Founded by John Wall with an initial grant from Rutgers University in 2019, the Childism Institute grew out of discussions among childhood studies scholars at Rutgers University, Roskilde University, and Linköping University who wished to develop new approaches to critiquing adultist normative structures. In different ways, we felt there are limits to the idea of empowering children and children's experiences simply by understanding and encouraging their agency, voices, and participation. A similar shift seemed to be needed to that from second- to third-wave feminism, that is, from recognizing children's equality to adults to also questioning the underlying structural assumptions that define and enforce this equality in the first place.

An Advisory Board was created in 2020 and a strategic plan developed to focus on three areas: 1. childism theory (the big idea, how it can be developed, and how it needs to be critiqued and evolved); 2. childism research (interdisciplinary social scientific and humanistic studies); and 3. childism practice (finding ways to inspire collective reimaginings of politics, economics, education, families, communities, law, business, and power relations).

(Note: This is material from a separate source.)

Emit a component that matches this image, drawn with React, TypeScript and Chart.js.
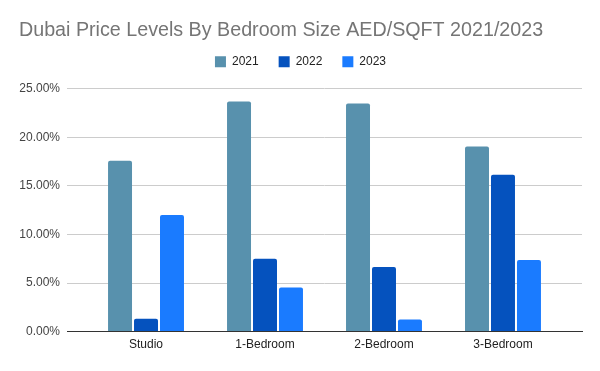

For its first three years, the Childism Institute's major endeavor was its tri-annual Transnational Childism Colloquium (TCC), an online discussion that brought together childism experts and scholars and activists interested in childism. As can be seen on our Events page, the TCC has explored a wide range of issues in childism theory and research, childism in relation to other -isms, and childism in practice. The 9 TCCs that took place from 2020 to 2023 involved a total of 67 speakers and an average of 71 participants per event from over 40 countries.

During this period, the Childism Institute also conducted book talks and mini-conferences and published numerous podcasts, blogs, and media. It developed active listserv, facebook, and X/twitter sites (to join or post, see below). And it collaborated on the publication of numerous scholarly articles, including a special issue on "Childism" in the journal Children & Society. We have also conducted online workshops and book discussions and undertaken a variety of consultations, presentations, types of activism, blogs, and other media.​

Starting in 2023, the Childism Institute reorganized into a research and activism program Co-Directed by Tanu Biswas, John Wall, and Hanne Warming and co-hosted at University of Stavenger (Norway), Rutgers University (United States), and Roskilde University (Denmark). This tripartite hosting is designed to facilitate a new phase of work that focuses on more specific collaborations with other programs and individuals through a variety of forums including the TCC but also workshops, publications, consultations with child and youth organizations, and the like.